External Factors That Change Speedometer Calibration
Beyond the initial factory calibration, the most influential real-world factor affecting accuracy is a change to the tire’s effective rolling radius. The ECU’s speed calculation relies on the number of rotations the wheel makes to cover a fixed distance, a value that is altered when the tire size changes. Installing tires with a larger overall diameter means the vehicle travels farther with each rotation than the ECU expects, causing the speedometer to read slower than the actual speed.
Conversely, fitting tires with a smaller diameter, or a change in the final drive ratio for modified vehicles, results in the wheels rotating more times per mile. This leads to the speedometer reading faster than the car is actually moving, compounding the manufacturer’s built-in error. Tire wear also contributes to this effect over time, as the reduction in tread depth slightly decreases the tire’s circumference. While the error from tread wear is minor, often resulting in an increase of only about two percent over the tire’s lifespan, the change consistently pushes the reading higher.
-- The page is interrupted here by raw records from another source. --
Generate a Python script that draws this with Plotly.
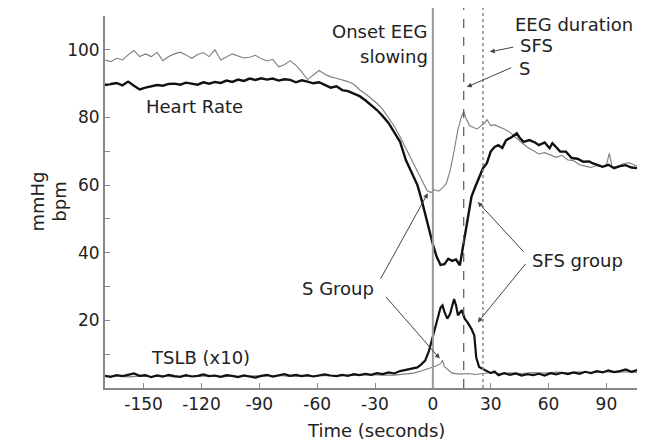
import plotly.graph_objects as go

# ── data ──
# S group (thin grey) heart rate
t_hr_s = [-170, -167, -164, -161, -158, -155, -152, -149, -146, -143, -140, -137, -134, -131,
          -128, -125, -122, -119, -116, -113, -110, -107, -104, -101, -98, -95, -92, -89,
          -86, -83, -80, -77, -74, -71, -68, -65, -62, -59, -56, -53, -50, -47, -44, -41,
          -38, -35, -32, -29, -26, -23, -20, -17, -14, -11, -8, -5, -3, -1, 1, 3, 5, 7, 9,
          11, 13, 15, 16, 17, 19, 21, 23, 25, 27, 28, 30, 32, 34, 37, 40, 43, 46, 49, 52,
          55, 58, 61, 64, 67, 70, 73, 76, 79, 82, 85, 88, 90, 91.5, 93, 96, 99, 102, 105,
          108, 110]
hr_s = [97, 96.5, 97.5, 97, 98.5, 99.8, 98, 98.8, 98, 99.2, 96.8, 98, 98.8, 99.3,
        98.5, 97.5, 98.6, 99.2, 98, 100, 97, 97.8, 98.8, 98.2, 97.6, 97.8, 98.4, 97.4,
        96.7, 97.2, 95, 95.6, 96.8, 95.4, 93.5, 91.2, 92.6, 93.9, 92.8, 92, 91.6, 91.2, 90.6, 89.8,
        88.2, 87, 85.6, 84.2, 82.4, 80, 77.4, 74.3, 70.8, 67.4, 64.2, 60.8, 58.4, 57.8, 58.6, 58.2, 59.2, 60.5, 64.4,
        70, 76.5, 80.5, 81.7, 80, 77.6, 77, 76.6, 77.5, 78.4, 79.4, 77.6, 77.8, 77.4, 76.6, 75.6, 74, 72.6, 71.2, 70.2,
        69.2, 69.6, 68.8, 68.2, 68.8, 67.4, 67.2, 66, 65.6, 65.2, 65.8, 65.4, 66, 69.4, 65.2, 65.6, 66.4, 66.6, 65.8,
        65.2, 65.6]

# SFS group (thick black) heart rate
t_hr_sfs = [-170, -167, -164, -161, -158, -155, -152, -149, -146, -143, -140, -137, -134, -131,
            -128, -125, -122, -119, -116, -113, -110, -107, -104, -101, -98, -95, -92, -89,
            -86, -83, -80, -77, -74, -71, -68, -65, -62, -59, -56, -53, -50, -47, -44, -41,
            -38, -35, -32, -29, -26, -23, -20, -17, -14, -11, -8, -6, -4, -2, 0, 2, 4, 6, 8,
            10, 12, 14, 16, 18, 20, 22, 24, 26, 28, 30, 32, 34, 36, 38, 41, 43.5, 45, 47, 50,
            53, 55, 58, 60.5, 62, 64, 66, 69, 72, 75, 78, 81, 83, 86, 88, 91, 94, 97, 100,
            103, 106, 110]
hr_sfs = [89.6, 89.8, 90.2, 89.5, 90.6, 89.4, 88.3, 88.8, 89.3, 89.6, 89.4, 89.9, 90, 89.7,
          90.3, 90.1, 89.7, 90.4, 90, 90.5, 90.2, 90.9, 90.5, 91.2, 90.8, 91.5, 91.1, 91.6,
          91.2, 91.5, 90.9, 91.3, 91.1, 90.4, 91, 90.6, 90.1, 90.4, 89.7, 88.8, 89.2, 88.1, 87.8, 87,
          86.3, 85.1, 83.6, 82.2, 80.4, 78.4, 75.6, 72.8, 67.4, 63.5, 60, 56, 51.5, 46.5, 42.5, 38.8, 36.4, 36.6, 38.2,
          37.6, 38, 36.3, 42.8, 50.6, 56.5, 59.5, 62.5, 65, 66.5, 69.9, 71.3, 71.8, 71, 73.3, 74.2, 75.3, 74, 72.8, 73.3,
          72.6, 71.8, 72.6, 70.9, 72.4, 71.2, 69.9, 69.9, 68, 67.8, 66.9, 67, 66.4, 65.8, 65.4, 66, 65, 65.6, 65.9,
          65.2, 65, 65.6]

# SFS group (thick black) TSLB x10
t_tslb_sfs = [-170, -167, -164, -161, -158, -155, -152, -149, -146, -143, -140, -137, -134, -131,
              -128, -125, -122, -119, -116, -113, -110, -107, -104, -101, -98, -95, -92, -89,
              -86, -83, -80, -77, -74, -71, -68, -65, -62, -59, -56, -53, -50, -47, -44, -41,
              -38, -35, -32, -29, -26, -23, -20, -17, -14, -11, -8, -6, -4, -2, 0, 2, 4, 5, 6,
              7.5, 9, 11, 12, 13, 15, 16.5, 18, 20, 21.5, 22.5, 24, 26, 28, 30, 32, 34, 37, 40,
              43, 46, 49, 52, 55, 58, 61, 64, 67, 70, 73, 76, 79, 82, 85, 88, 91, 94, 97, 100,
              103, 106, 110]
tslb_sfs = [3.6, 3.3, 3.8, 3.5, 3.9, 4.3, 3.6, 3.8, 3.2, 3.7, 3.4, 3.9, 3.5, 3.3,
            3.8, 3.4, 3.6, 4.0, 3.5, 3.7, 3.3, 3.8, 3.6, 3.2, 3.7, 3.5, 3.1, 3.6,
            3.9, 3.4, 3.8, 4.1, 3.6, 3.9, 3.5, 3.8, 3.4, 3.6, 4.0, 3.7, 3.5, 3.9, 3.6, 4.1,
            3.8, 4.2, 3.9, 4.4, 4.1, 4.6, 4.3, 5.0, 5.3, 5.8, 6.1, 7.0, 8.1, 11, 15, 19.5, 23.8, 24.4, 22.5,
            20.5, 22, 26.3, 24.5, 21.5, 23, 20.5, 19.4, 17.5, 15.5, 9, 6.2, 5.6, 5.2, 4.4, 4.9, 3.8, 4.4, 3.9,
            4.3, 3.7, 4.1, 3.8, 4.2, 3.7, 4.4, 4.0, 4.5, 4.1, 4.6, 4.2, 4.8, 4.4, 5.0, 4.6, 5.2, 4.7, 5.0, 5.5,
            4.8, 5.3, 4.7]

# S group (thin grey) TSLB x10
t_tslb_s = [-170, -164, -158, -152, -146, -140, -134, -128, -122, -116, -110, -104, -98, -92,
            -86, -80, -74, -68, -62, -56, -50, -44, -38, -32, -26, -20, -15, -10, -6, -3, 0,
            2, 4, 5, 6, 8, 10, 14, 18, 22, 26, 30, 35, 40, 46, 52, 58, 64, 70, 76, 82, 88, 94,
            100, 106, 110]
tslb_s = [3.4, 3.6, 3.3, 3.5, 3.4, 3.6, 3.3, 3.5, 3.4, 3.6, 3.3, 3.5, 3.4, 3.6,
          3.5, 3.7, 3.4, 3.6, 3.5, 3.7, 3.6, 3.8, 3.7, 3.9, 3.8, 3.8, 4.1, 4.4, 5.0, 5.6, 6.0,
          6.6, 7.2, 8.2, 6.3, 5.2, 4.4, 4.1, 4.3, 4.0, 4.2, 4.6, 4.2, 4.5, 4.3, 4.6, 4.4, 4.7, 4.5, 4.8, 4.5, 4.9, 4.6,
          4.8, 4.6, 4.5]

# event times (seconds)
onset_eeg = 0
eeg_end_s = 16
eeg_end_sfs = 26

x_ticks = [-150, -120, -90, -60, -30, 0, 30, 60, 90]
x_ticklabels = ["-150", "-120", "-90", "-60", "-30", "0", "30", "60", "90"]
y_ticks = [10, 20, 30, 40, 50, 60, 70, 80, 90, 100]
y_ticklabels = ["", "20", "", "40", "", "60", "", "80", "", "100"]

FONT = "DejaVu Sans"
GREY = "#7d7d7d"

fig = go.Figure()

# thin grey = S group, thick black = SFS group
fig.add_trace(go.Scatter(x=t_hr_s, y=hr_s, mode="lines",
                         line=dict(color=GREY, width=1.1), showlegend=False))
fig.add_trace(go.Scatter(x=t_tslb_s, y=tslb_s, mode="lines",
                         line=dict(color=GREY, width=1.1), showlegend=False))
fig.add_trace(go.Scatter(x=t_hr_sfs, y=hr_sfs, mode="lines",
                         line=dict(color="#111111", width=2.4), showlegend=False))
fig.add_trace(go.Scatter(x=t_tslb_sfs, y=tslb_sfs, mode="lines",
                         line=dict(color="#111111", width=2.2), showlegend=False))

# event markers
for xv, dash, color, width in [(onset_eeg, "solid", "#9a9a9a", 2),
                               (eeg_end_s, "dash", "#555555", 1.2),
                               (eeg_end_sfs, "dot", "#888888", 1.5)]:
    fig.add_shape(type="line", x0=xv, x1=xv, y0=0, y1=1.04, xref="x", yref="paper",
                  line=dict(color=color, width=width, dash=dash))

# ── text labels ──
txt = dict(family=FONT, size=18, color="#222222")
labels = [
    ("Heart Rate", -150, 83.1, "left"),
    ("TSLB (x10)", -147.4, 9.0, "left"),
    ("S Group", -68.8, 29.5, "left"),
    ("SFS group", 50.2, 37.8, "left"),
    ("Onset EEG", -1.6, 105.3, "right"),
    ("slowing", -1.6, 97.9, "right"),
    ("EEG duration", 41.4, 107.4, "left"),
    ("SFS", 44, 101.2, "left"),
    ("S", 43.5, 94.4, "left"),
]
for text, xv, yv, anchor in labels:
    fig.add_annotation(x=xv, y=yv, text=text, showarrow=False, xanchor=anchor,
                       yanchor="middle", font=txt)

# arrows: head (x, y) in data, tail offset in pixels
arrows = [
    (-2.6, 57.6, -48, 87),
    (3.6, 8.7, -55, -63),
    (23.3, 55.0, 47, 51),
    (23.3, 19.4, 49, -60),
    (29.5, 99.4, 25, -5),
    (17.6, 89.0, 46, -20),
]
for xv, yv, ax, ay in arrows:
    fig.add_annotation(x=xv, y=yv, ax=ax, ay=ay, text="", showarrow=True,
                       arrowhead=2, arrowsize=1, arrowwidth=1, arrowcolor="#444444")

# axis titles
fig.add_annotation(x=-0.150, y=0.50, xref="paper", yref="paper", text="mmHg",
                   textangle=-90, showarrow=False, font=txt)
fig.add_annotation(x=-0.109, y=0.50, xref="paper", yref="paper", text="bpm",
                   textangle=-90, showarrow=False, font=txt)
fig.add_annotation(x=0.502, y=-0.113, xref="paper", yref="paper", text="Time (seconds)",
                   showarrow=False, yanchor="middle", font=txt)

fig.update_xaxes(range=[-170, 110], tickvals=x_ticks, ticktext=x_ticklabels,
                 ticks="inside", ticklen=5,
                 tickcolor="#888888", showline=True, linecolor="#888888", linewidth=2,
                 showgrid=False, zeroline=False,
                 tickfont=dict(family=FONT, size=17, color="#222222"))
fig.update_yaxes(range=[0, 110], tickvals=y_ticks, ticktext=y_ticklabels,
                 ticks="inside", ticklen=5, tickcolor="#888888", showline=True,
                 linecolor="#888888", linewidth=2, showgrid=False, zeroline=False,
                 tickfont=dict(family=FONT, size=17, color="#222222"))

# the page body adds an 8px offset, so the figure is sized to fit inside the window
fig.update_layout(
    width=637, height=432,
    margin=dict(l=97, r=0, t=8, b=52),
    plot_bgcolor="white", paper_bgcolor="white",
    showlegend=False,
)

fig.write_html("out.html")
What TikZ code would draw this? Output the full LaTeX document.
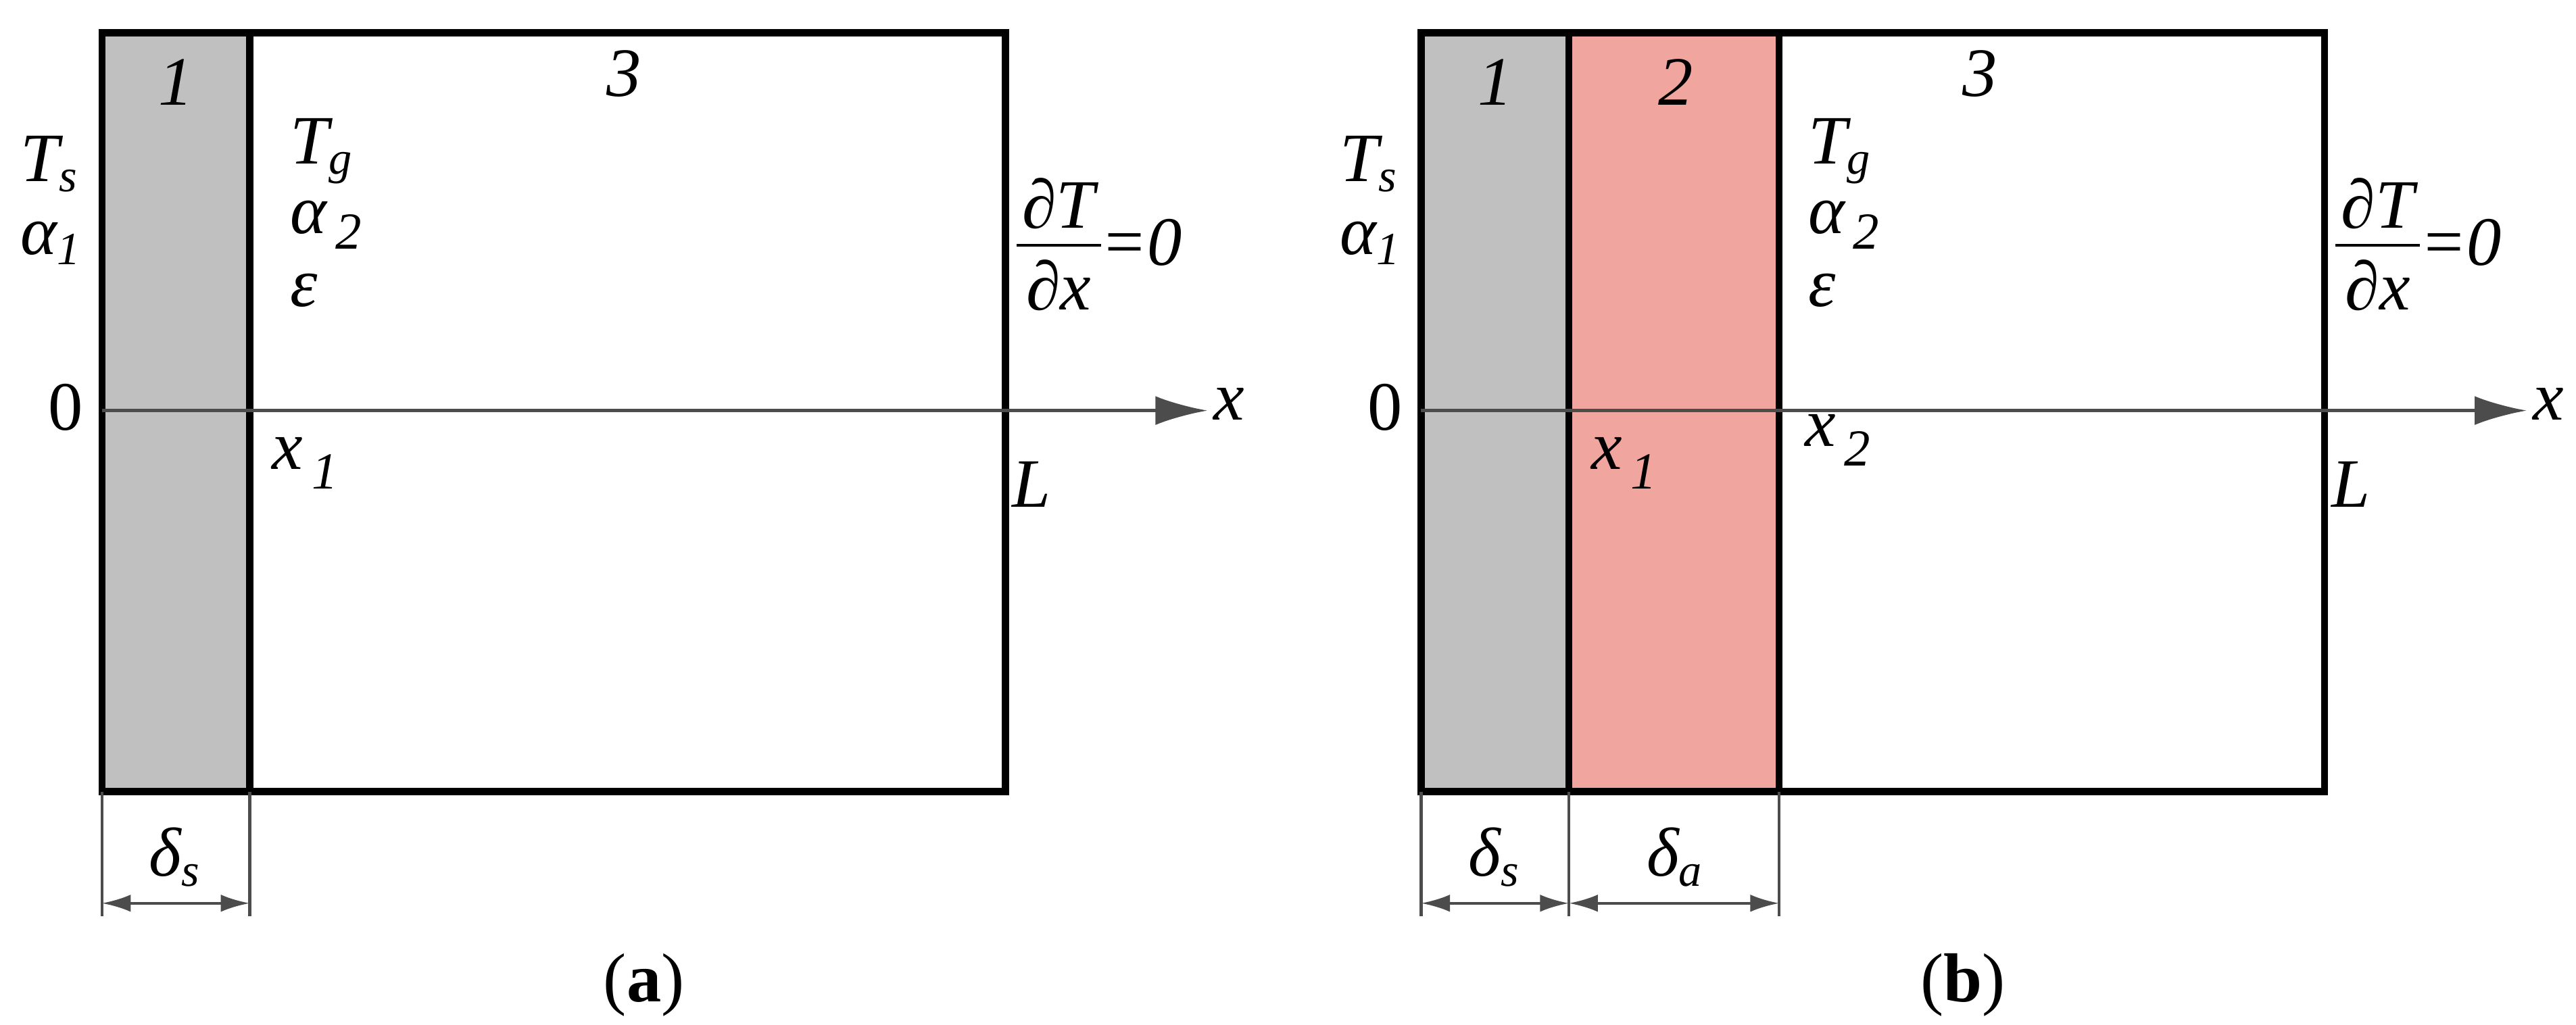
\documentclass[tikz,border=0pt]{standalone}
\usepackage{fontspec}
\setmainfont{Liberation Serif}
\usetikzlibrary{arrows.meta}
\definecolor{grayfill}{HTML}{C0C0C0}
\definecolor{redfill}{HTML}{F0A59F}
\newcommand{\dTdx}{\renewcommand{\arraystretch}{0.9}\setlength{\tabcolsep}{1pt}\begin{tabular}{c}∂T\\[-1pt]\hline\rule{0pt}{11pt}∂x\end{tabular}\raisebox{0.2ex}{=0}}
\tikzset{
 box/.style={draw=black, line width=1.2pt},
 axis/.style={draw=black!70, line width=0.6pt, -{Latex[length=9pt,width=5pt]}},
 tick/.style={draw=black!70, line width=0.5pt},
 dim/.style={draw=black!70, line width=0.5pt, {Latex[length=5pt,width=3pt]}-{Latex[length=5pt,width=3pt]}},
 lab/.style={font=\fontsize{12}{14}\selectfont\itshape, inner sep=0pt},
 captext/.style={font=\fontsize{12}{14}\selectfont, inner sep=0pt}
}
\begin{document}
\begin{tikzpicture}[x=0.01cm,y=-0.01cm]
\useasboundingbox (0,0) rectangle (1568,624);
% panel a
\fill[grayfill] (62,20) rectangle (152,482);
\draw[box] (62,20) rectangle (612,482);
\draw[box] (152,20) -- (152,482);
\coordinate (a0) at (62,250); \coordinate (aend) at (735,250);
\draw[axis] (a0) -- (aend);
\node[lab, anchor=west] (ax) at (738,246) {x};
\node[captext] (azero) at (40,248) {0};
\node[lab] (a1) at (107,50) {1};
\node[lab] (a3) at (380,45) {3};
\node[lab, anchor=west] (aTs) at (12,100) {T\textsubscript{s}};
\node[lab, anchor=west] (aal) at (12,148) {α\textsubscript{1}};
\node[lab, anchor=west] (aTg) at (176,92) {T\textsubscript{g}};
\node[lab, anchor=west] (aa2) at (176,137) {α\raisebox{-0.5ex}{\fontsize{9}{9}\selectfont\,2}};
\node[lab, anchor=west] (aeps) at (176,177) {ε};
\node[lab, anchor=west] (abc) at (618,155) {\dTdx};
\node[lab, anchor=west] (ax1) at (165,282) {x\raisebox{-0.6ex}{\fontsize{9}{9}\selectfont\,1}};
\node[lab] (aL) at (628,295) {L};
\coordinate (at1) at (62,482); \coordinate (at1b) at (62,558);
\coordinate (at2) at (152,482); \coordinate (at2b) at (152,558);
\draw[tick] (at1) -- (at1b); \draw[tick] (at2) -- (at2b);
\coordinate (ad1) at (62,550); \coordinate (ad2) at (152,550);
\draw[dim] (ad1) -- (ad2);
\node[lab] (ads) at (107,522) {δ\textsubscript{s}};
\node[captext] (acap) at (392,600) {(\textbf{a})};
% panel b
\fill[grayfill] (865,20) rectangle (955,482);
\fill[redfill] (955,20) rectangle (1083,482);
\draw[box] (865,20) rectangle (1415,482);
\draw[box] (955,20) -- (955,482);
\draw[box] (1083,20) -- (1083,482);
\coordinate (b0) at (865,250); \coordinate (bend) at (1538,250);
\draw[axis] (b0) -- (bend);
\node[lab, anchor=west] (bx) at (1541,246) {x};
\node[captext] (bzero) at (843,248) {0};
\node[lab] (b1) at (910,50) {1};
\node[lab] (b2) at (1020,50) {2};
\node[lab] (b3) at (1205,45) {3};
\node[lab, anchor=west] (bTs) at (815,100) {T\textsubscript{s}};
\node[lab, anchor=west] (bal) at (815,148) {α\textsubscript{1}};
\node[lab, anchor=west] (bTg) at (1100,92) {T\textsubscript{g}};
\node[lab, anchor=west] (ba2) at (1100,137) {α\raisebox{-0.5ex}{\fontsize{9}{9}\selectfont\,2}};
\node[lab, anchor=west] (beps) at (1100,177) {ε};
\node[lab, anchor=west] (bbc) at (1421,155) {\dTdx};
\node[lab, anchor=west] (bx1) at (968,282) {x\raisebox{-0.6ex}{\fontsize{9}{9}\selectfont\,1}};
\node[lab, anchor=west] (bx2) at (1098,268) {x\raisebox{-0.6ex}{\fontsize{9}{9}\selectfont\,2}};
\node[lab] (bL) at (1431,295) {L};
\coordinate (bt1) at (865,482); \coordinate (bt1b) at (865,558);
\coordinate (bt2) at (955,482); \coordinate (bt2b) at (955,558);
\coordinate (bt3) at (1083,482); \coordinate (bt3b) at (1083,558);
\draw[tick] (bt1) -- (bt1b); \draw[tick] (bt2) -- (bt2b); \draw[tick] (bt3) -- (bt3b);
\coordinate (bd1) at (865,550); \coordinate (bd2) at (955,550); \coordinate (bd3) at (1083,550);
\draw[dim] (bd1) -- (bd2); \draw[dim] (bd2) -- (bd3);
\node[lab] (bds) at (910,522) {δ\textsubscript{s}};
\node[lab] (bda) at (1020,522) {δ\textsubscript{a}};
\node[captext] (bcap) at (1195,600) {(\textbf{b})};
\end{tikzpicture}
\end{document}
Tire pressure is another variable, as under-inflated tires compress more under the vehicle’s weight, reducing the effective rolling radius. Lower pressure causes the tire to complete more revolutions per mile, which again makes the speedometer indicate a higher speed than the true velocity. These small, cumulative changes demonstrate that the speedometer is a highly sensitive instrument that requires the tire’s dimensions to remain near the factory specification to maintain its intended accuracy.